PostgreSQL vs Azure Databricks Database Features

The Federal Science DataHub offers multiple ways to use database functionality. This guide will compare the use of a PostgreSQL database on FSDH with the database features provided by Azure Databricks.

Introduction

When it comes to hosting a database with FSDH, there are multiple options available. One popular choice is using PostgreSQL, while another option is leveraging the database features provided by Azure Databricks. In this comparison, we will explore the key differences and benefits of each approach.

PostgreSQL

PostgreSQL is a fully managed database service that allows you to deploy PostgreSQL databases in the cloud. It provides high availability, automatic backups, and integration with other services. Some of the key features of PostgreSQL include:

  • Easy deployment of PostgreSQL databases
  • Built-in high availability and automatic backups
  • Support for advanced PostgreSQL features such as JSONB, full-text search, and spatial data types
  • Seamless integration with other services like web apps or APIs

Azure Databricks Database Features (Hive)

Azure Databricks is an analytics platform that combines Apache Spark with a collaborative environment for data science and machine learning. While it is primarily known for its big data processing capabilities, Azure Databricks also provides powerful database features. Some of the key database features offered by Azure Databricks include:

  • Delta Lake: A transactional storage layer that provides ACID transactions, schema enforcement, and data versioning for data lakes.
  • Delta Engine: A high-performance query engine optimized for Delta Lake, enabling fast and scalable SQL queries on large datasets.
  • Delta Live Tables: A real-time change data capture (CDC) feature that allows you to capture and process real-time data changes from various sources.
  • Data Lakehouse Architecture: Azure Databricks promotes a unified architecture that combines the best of data lakes and data warehouses, enabling efficient data storage, processing, and analytics.

Databricks leverages the standard Apache Hive (opens new window) project which enables to leverage standard storage and query data using SQL. The underlying model is quite different from a traditional database.

  • Databricks SQL requires the cluster to be enabled to run SQL queries
  • Large datasets can be easily accomodated by simply scaling the cluster size
  • There is only storage costs for data that is not used
  • Large datasets are cost efficient because standard Azure storage is used.

Comparison

This chart outlines the key differences between PostgreSQL and Azure Databricks Database Features:

Feature PostgreSQL Azure Databricks Database Features (Hive Tables)
Database Model Traditional Relational Database Unified data analytics platform based on Lakehouse architecture
Primary Use Case General-purpose database. Web app / API integration. Complex SQL queries. Big data analytics and real-time processing. Machine Learning. Collaborative data exploration.
Schema Strict traditional SQL Schema Flexible and auto-schema management
Performance Good for OLTP workloads. Optimized for big data processing.
Scalability Limited scaling in current setup Horizontal scaling with Delta Engine.
Integration Seamless integration with web apps and APIs.

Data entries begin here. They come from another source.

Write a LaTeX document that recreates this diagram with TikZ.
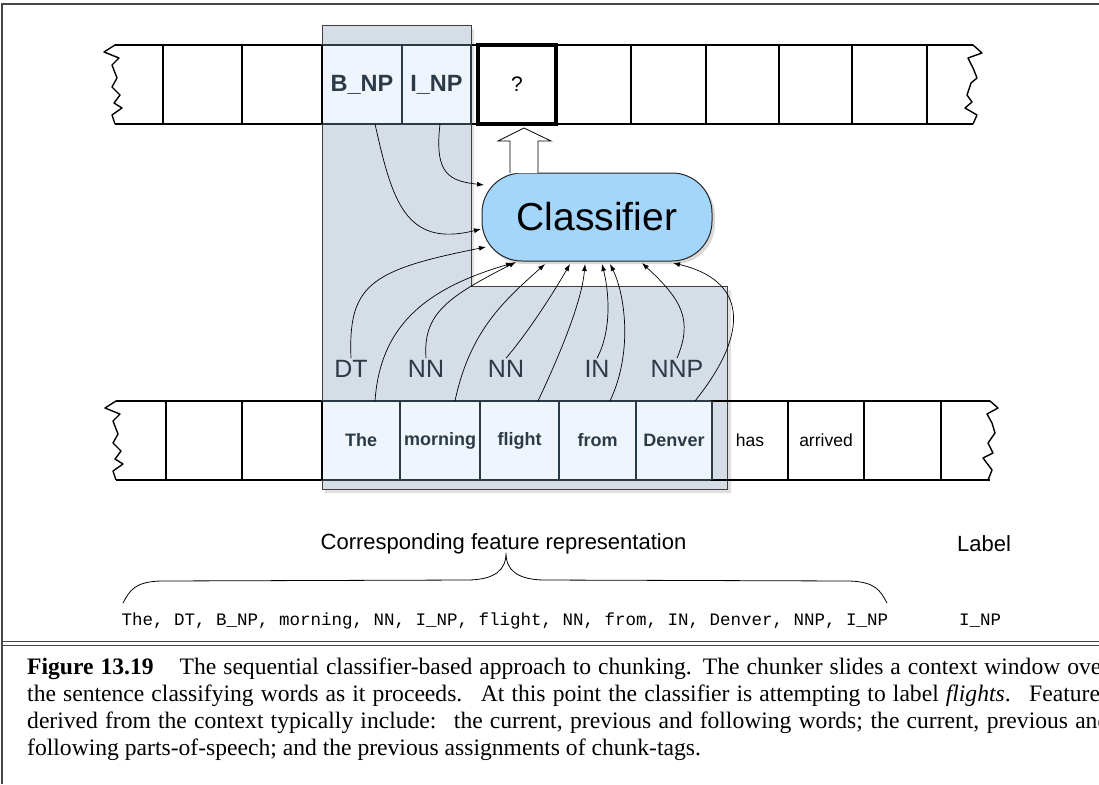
\documentclass[tikz,border=0pt]{standalone}
\usepackage{fontspec}
\setmainfont{Liberation Serif}
\newfontfamily\arialf{Liberation Sans}
\newfontfamily\courf{Liberation Mono}
\usetikzlibrary{arrows.meta,calc}
\definecolor{winfill}{RGB}{213,221,230}
\definecolor{cellfill}{RGB}{238,245,252}
\definecolor{slate}{RGB}{44,58,71}
\definecolor{clsfill}{RGB}{164,214,252}
\definecolor{framegray}{RGB}{70,70,70}
\begin{document}
\begin{tikzpicture}[x=1pt,y=-1pt,
  tape/.style={line width=1.4pt, line join=round},
  cell/.style={draw=black, line width=1.4pt, minimum height=79pt, inner sep=0pt, outer sep=0pt,
    font=\arialf\fontsize{17.5}{20}\selectfont},
  wcell/.style={cell, fill=cellfill, draw=slate, line width=1.2pt, text=slate,
    font=\arialf\bfseries\fontsize{18}{20}\selectfont},
  tagcell/.style={wcell, font=\arialf\bfseries\fontsize{23.5}{26}\selectfont},
  postag/.style={text=slate, inner sep=2pt, font=\arialf\fontsize{25}{28}\selectfont},
  feed/.style={line width=0.7pt, -{Latex[length=7pt,width=5pt]}},
  capline/.style={anchor=base west, inner sep=0pt, font=\fontsize{23.6}{27}\selectfont}
]
\useasboundingbox (0,0) rectangle (1099,784);
% frame
\draw[framegray, line width=1.2pt] (2,784) -- (2,4) -- (1099,4);
\draw[framegray, line width=1pt] (2,641) -- (1099,641);
\draw[framegray, line width=1pt] (2,645.5) -- (1099,645.5);

% context window (L-shape) with shadow
\fill[black, opacity=0.12] (325,29) -- (474,29) -- (474,290) -- (731,290) -- (731,493) -- (325,493) -- cycle;
\draw[fill=winfill, draw=black!75, line width=0.8pt] (322,25) -- (471,25) -- (471,286) -- (727,286) -- (727,489) -- (322,489) -- cycle;

% top tape
\draw[tape] (115,45) -- (973,45);
\draw[tape] (115,124) -- (973,124);
\draw[tape] (115,45) -- (104,52) -- (119,58) -- (112,65) -- (117,78) -- (112,87) -- (120,95) -- (114,103) -- (122,108) -- (112,115) -- (115,124);
\draw[tape] (973,45) -- (982,53) -- (968,58) -- (973,68) -- (977,78) -- (971,83) -- (967,95) -- (972,102) -- (965,108) -- (977,115) -- (973,124);
\node[cell, minimum width=79pt] (tA) at (202.5,84.5) {};
\node[cell, minimum width=80pt] (tB) at (282,84.5) {};
\node[tagcell, minimum width=80pt] (bnp) at (362,84.5) {B\_NP};
\node[tagcell, minimum width=69pt] (inp) at (436.5,84.5) {I\_NP};
\node[cell, minimum width=78pt, line width=3.6pt, font=\arialf\fontsize{21}{24}\selectfont] (q) at (517,84.5) {?};
\node[cell, minimum width=75pt] (tC) at (593.5,84.5) {};
\node[cell, minimum width=75pt] (tD) at (668.5,84.5) {};
\node[cell, minimum width=73pt] (tE) at (742.5,84.5) {};
\node[cell, minimum width=73pt] (tF) at (815.5,84.5) {};
\node[cell, minimum width=75pt] (tG) at (889.5,84.5) {};
\draw[line width=2.6pt] (322,45) -- (322,124);

% bottom tape
\draw[tape] (116,401) -- (990,401);
\draw[tape] (116,480) -- (990,480);
\draw[tape] (116,401) -- (105,408) -- (120,414) -- (113,421) -- (118,434) -- (113,443) -- (121,451) -- (115,459) -- (123,464) -- (113,471) -- (116,480);
\draw[tape] (990,401) -- (998,408) -- (987,414) -- (992,423) -- (995,433) -- (988,443) -- (993,453) -- (983,458) -- (992,470) -- (988,480);
\node[cell, minimum width=76pt] (bA) at (204,440.5) {};
\node[cell, minimum width=80pt] (bB) at (282,440.5) {};
\node[wcell, minimum width=78pt] (the) at (361,440.5) {The};
\node[wcell, minimum width=80pt] (morning) at (440,440.5) {morning};
\node[wcell, minimum width=79pt] (flight) at (519.5,440.5) {flight};
\node[wcell, minimum width=77pt] (from) at (597.5,440.5) {from};
\node[wcell, minimum width=76pt] (denver) at (674,440.5) {Denver};
\node[cell, minimum width=76pt] (has) at (750,440.5) {has};
\node[cell, minimum width=76pt] (arrived) at (826,440.5) {arrived};
\node[cell, minimum width=77pt] (bC) at (902.5,440.5) {};
\draw[line width=2.6pt] (322,401) -- (322,480);
\draw[line width=2.4pt, slate] (480,401) -- (480,480);
\draw[line width=2pt, slate] (712,401) -- (712,480);

% classifier
\fill[black, opacity=0.15, rounded corners=40pt] (484,176) rectangle (715,264);
\node[draw=black!85, line width=1pt, fill=clsfill, rounded corners=40pt, minimum width=230pt, minimum height=88pt, inner sep=0pt,
  font=\arialf\fontsize{39}{44}\selectfont] (cls) at (597,217) {Classifier};

% hollow block arrow from classifier to the ? cell
\draw[fill=white, line width=0.8pt, line join=miter] (510,173) -- (510,141) -- (498,141) -- (524,128) -- (551,141) -- (538,141) -- (538,173);

% POS labels
\node[postag] (dt) at (351,369) {DT};
\node[postag] (nn1) at (426,369) {NN};
\node[postag] (nn2) at (506,369) {NN};
\node[postag] (in) at (597,369) {IN};
\node[postag] (nnp) at (677,369) {NNP};

% feeding arrows
\draw[feed] ([xshift=13pt]bnp.south) .. controls (392,200) and (405,248) .. ($(cls.center)+(-116,12)$);
\draw[feed] ([xshift=3.5pt]inp.south) .. controls (434,175) and (450,181) .. ($(cls.center)+(-113,-32)$);
\draw[feed] (dt.north) .. controls (348,285) and (370,270) .. ($(cls.center)+(-111,30)$);
\draw[feed] ([xshift=14pt]the.north) .. controls (380,330) and (420,290) .. ($(cls.center)+(-84,46)$);
\draw[feed] (nn1.north) .. controls (423,315) and (445,298) .. ($(cls.center)+(-81,45)$);
\draw[feed] ([xshift=15pt]morning.north) .. controls (470,330) and (505,300) .. ($(cls.center)+(-52,47)$);
\draw[feed] (nn2.north) .. controls (530,330) and (555,290) .. ($(cls.center)+(-27,47)$);
\draw[feed] ([xshift=18.5pt]flight.north) .. controls (562,350) and (582,300) .. ($(cls.center)+(-12,47)$);
\draw[feed] (in.north) .. controls (612,330) and (609,292) .. ($(cls.center)+(5,47)$);
\draw[feed] ([xshift=12.5pt]from.north) .. controls (634,350) and (624,292) .. ($(cls.center)+(13,47)$);
\draw[feed] (nnp.north) .. controls (693,320) and (682,300) .. ($(cls.center)+(45,46)$);
\draw[feed] ([xshift=21pt]denver.north) .. controls (752,330) and (745,280) .. ($(cls.center)+(76,46)$);

% feature representation
\node[font=\arialf\fontsize{22}{26}\selectfont, inner sep=0pt] (corr) at (503.5,544) {Corresponding feature representation};
\node[font=\arialf\fontsize{22}{26}\selectfont, inner sep=0pt] (lab) at (984,544) {Label};
\node[font=\courf\fontsize{17.5}{20}\selectfont, inner sep=0pt] (feat) at (505,621) {The, DT, B\_NP, morning, NN, I\_NP, flight, NN, from, IN, Denver, NNP, I\_NP};
\node[font=\courf\fontsize{17.5}{20}\selectfont, inner sep=0pt] (labv) at (980,621) {I\_NP};
\draw[line width=0.8pt] (123,603) .. controls (130,590) and (135,582) .. (160,581) -- (470,580) .. controls (495,579) and (506,570) .. (506,553)
  .. controls (506,570) and (517,579) .. (542,580) -- (850,581) .. controls (875,582) and (880,590) .. (887,603);

% caption
\node[capline] (cap1) at (27,674) {\makebox[1082pt][s]{\textbf{Figure 13.19}\hspace{1.1em}The sequential classifier-based approach to chunking. The chunker slides a context window over}};
\node[capline] (cap2) at (27,701) {\makebox[1082pt][s]{the sentence classifying words as it proceeds. \ At this point the classifier is attempting to label \textit{flights}. \ Features}};
\node[capline] (cap3) at (27,728) {\makebox[1082pt][s]{derived from the context typically include: \ the current, previous and following words; the current, previous and}};
\node[capline] (cap4) at (27,755) {following parts-of-speech; and the previous assignments of chunk-tags.};
\end{tikzpicture}
\end{document}
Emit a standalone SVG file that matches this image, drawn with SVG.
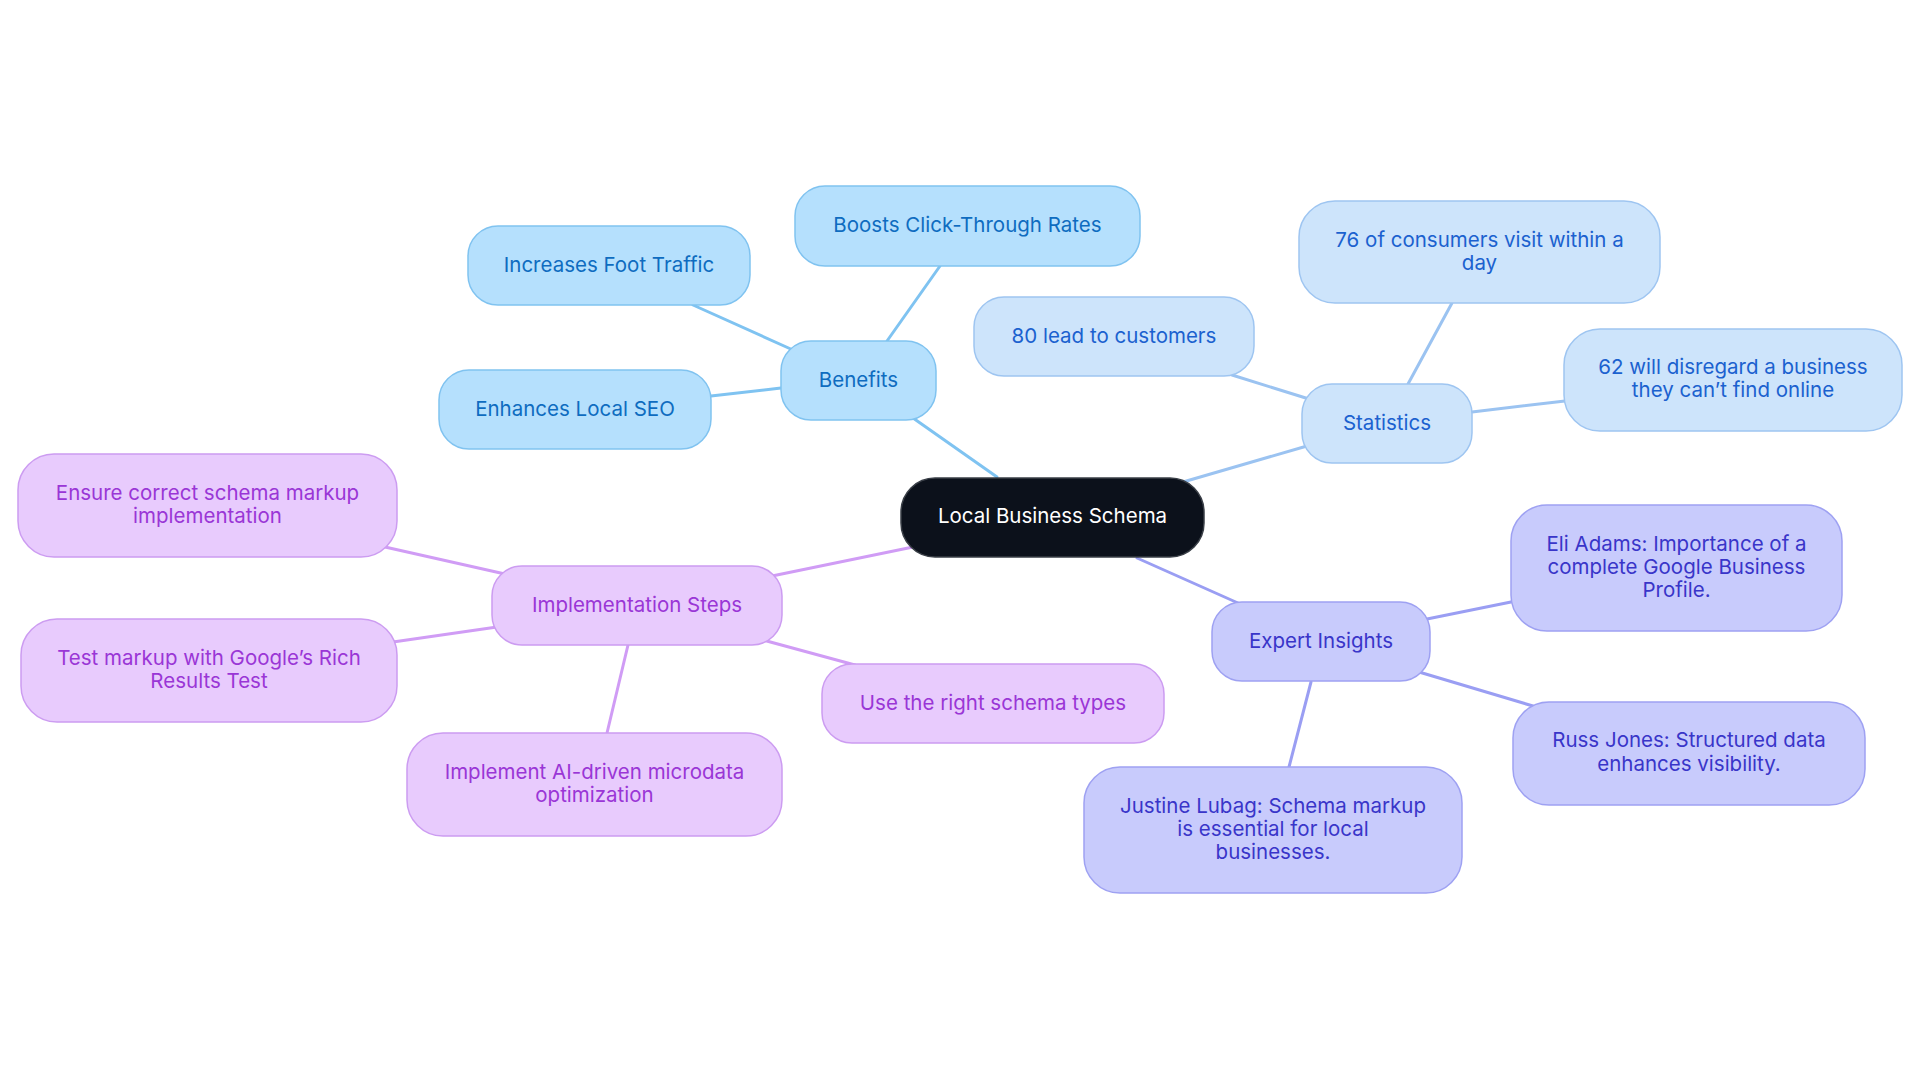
<svg xmlns="http://www.w3.org/2000/svg" width="1920" height="1083" viewBox="0 0 1920 1083">
<style>
text{font-family:Inter,"Noto Sans","Liberation Sans",sans-serif;font-size:20.5px;text-anchor:middle}
.c line{stroke-width:3;stroke-linecap:round}
.cb{stroke:#7fc3f1}.cs{stroke:#9bc3f1}.ce{stroke:#9a9ef3}.ci{stroke:#d09cf5}
.nb rect{fill:#b5e0fd;stroke:#80c3f0;stroke-width:1.5}.nb text{fill:#0e6cc0}
.ns rect{fill:#cde4fb;stroke:#9ec5f1;stroke-width:1.5}.ns text{fill:#1b61cf}
.ne rect{fill:#c8cbfc;stroke:#9ea1f2;stroke-width:1.5}.ne text{fill:#3935c9}
.ni rect{fill:#e8cbfd;stroke:#cc9cf1;stroke-width:1.5}.ni text{fill:#9a36d6}
.root rect{fill:#0c111b;stroke:#3a3f47;stroke-width:1.5}.root text{fill:#ffffff}
</style>
<rect width="1920" height="1083" fill="#ffffff"/>
<g id="connectors" class="c">
<line class="cb" x1="997" y1="477" x2="913" y2="418"/>
<line class="cs" x1="1183" y1="482" x2="1307" y2="446"/>
<line class="ci" x1="913" y1="547" x2="772" y2="576"/>
<line class="ce" x1="1137" y1="558" x2="1238" y2="603"/>
<line class="cb" x1="887" y1="341" x2="940" y2="266"/>
<line class="cb" x1="793" y1="350" x2="693" y2="305"/>
<line class="cb" x1="781" y1="388" x2="711" y2="396"/>
<line class="cs" x1="1309" y1="399" x2="1232" y2="375"/>
<line class="cs" x1="1408" y1="384" x2="1452" y2="303"/>
<line class="cs" x1="1472" y1="412" x2="1565" y2="401"/>
<line class="ce" x1="1427" y1="619" x2="1511" y2="602"/>
<line class="ce" x1="1419" y1="672" x2="1533" y2="706"/>
<line class="ce" x1="1311" y1="682" x2="1289" y2="767"/>
<line class="ci" x1="505" y1="574" x2="385" y2="547"/>
<line class="ci" x1="497" y1="627" x2="393" y2="642"/>
<line class="ci" x1="628" y1="645" x2="607" y2="733"/>
<line class="ci" x1="763" y1="640" x2="855" y2="665"/>
</g>
<g id="root" class="root"><rect x="901" y="478" width="303" height="79" rx="34"/><text x="1052.5" y="523">Local Business Schema</text></g>
<g id="benefits" class="nb"><rect x="781" y="341" width="155" height="79" rx="30"/><text x="858.5" y="387">Benefits</text></g>
<g id="boosts" class="nb"><rect x="795" y="186" width="345" height="80" rx="30"/><text x="967.5" y="232">Boosts Click-Through Rates</text></g>
<g id="increases" class="nb"><rect x="468" y="226" width="282" height="79" rx="30"/><text x="609" y="272">Increases Foot Traffic</text></g>
<g id="enhances" class="nb"><rect x="439" y="370" width="272" height="79" rx="30"/><text x="575" y="416">Enhances Local SEO</text></g>
<g id="statistics" class="ns"><rect x="1302" y="384" width="170" height="79" rx="30"/><text x="1387" y="430">Statistics</text></g>
<g id="stat80" class="ns"><rect x="974" y="297" width="280" height="79" rx="30"/><text x="1114" y="343">80 lead to customers</text></g>
<g id="stat76" class="ns"><rect x="1299" y="201" width="361" height="102" rx="36"/><text x="1479.5" y="247">76 of consumers visit within a</text><text x="1479.5" y="270">day</text></g>
<g id="stat62" class="ns"><rect x="1564" y="329" width="338" height="102" rx="36"/><text x="1733" y="374">62 will disregard a business</text><text x="1733" y="397">they can’t find online</text></g>
<g id="expert" class="ne"><rect x="1212" y="602" width="218" height="79" rx="30"/><text x="1321" y="648">Expert Insights</text></g>
<g id="eli" class="ne"><rect x="1511" y="505" width="331" height="126" rx="36"/><text x="1676.5" y="551">Eli Adams: Importance of a</text><text x="1676.5" y="574">complete Google Business</text><text x="1676.5" y="597">Profile.</text></g>
<g id="russ" class="ne"><rect x="1513" y="702" width="352" height="103" rx="36"/><text x="1689" y="747">Russ Jones: Structured data</text><text x="1689" y="771">enhances visibility.</text></g>
<g id="justine" class="ne"><rect x="1084" y="767" width="378" height="126" rx="36"/><text x="1273" y="813">Justine Lubag: Schema markup</text><text x="1273" y="836">is essential for local</text><text x="1273" y="859">businesses.</text></g>
<g id="impl" class="ni"><rect x="492" y="566" width="290" height="79" rx="30"/><text x="637" y="612">Implementation Steps</text></g>
<g id="ensure" class="ni"><rect x="18" y="454" width="379" height="103" rx="36"/><text x="207.5" y="500">Ensure correct schema markup</text><text x="207.5" y="523">implementation</text></g>
<g id="test" class="ni"><rect x="21" y="619" width="376" height="103" rx="36"/><text x="209" y="665">Test markup with Google’s Rich</text><text x="209" y="688">Results Test</text></g>
<g id="aidriven" class="ni"><rect x="407" y="733" width="375" height="103" rx="36"/><text x="594.5" y="779">Implement AI-driven microdata</text><text x="594.5" y="802">optimization</text></g>
<g id="usetypes" class="ni"><rect x="822" y="664" width="342" height="79" rx="30"/><text x="993" y="710">Use the right schema types</text></g>
</svg>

Integration with big data processing and machine learning workflows.

PostgreSQL

  • Web Application
  • Interactive Form
  • API integration
  • Connection to existing application

Databricks SQL Hive Tables

  • Databricks Dashboards
  • Science experiment data
  • Evolving data that requires flexible schemas
  • ETL pipeline intermediary data

Costing Difference

On-Demand Databricks

  • Databricks costing is pay for what you use aka it depends on the cluster size and how long the cluster has been running
  • With light usage, it is possible to keep databricks under $100 in a month and that includes Hive tables
  • It is recommended to perform some small experiments and monitor the costs to precisely estimate the cost

PostgreSQL Cost

  • PostgreSQL in FSDH uses the Azure Flexible Server (opens new window) model which is also based on consumption (burstable model)
  • With very light usage, it costs about $30/month
  • It is recommended to perform experiments as well and monitor the cost to determine more precisely the cost for a specific application

Connectivity

Feature PostgreSQL Azure Databricks Database Features
Connect from Web Application X Not possible
Connect from Power BI X X
Connect from Tableau X X
Connect from Python X Possible but requires cluster to be on

Conclusion

In conclusion, PostgreSQL and Azure Databricks Database Features offer different strengths and use cases. PostgreSQL is well-suited for general-purpose database workloads, web app integration, and complex SQL queries. On the other hand, Azure Databricks database features are optimized for big data analytics, real-time processing, and collaborative data exploration. Depending on your specific use case and requirements, you can choose the database solution that best fits your needs.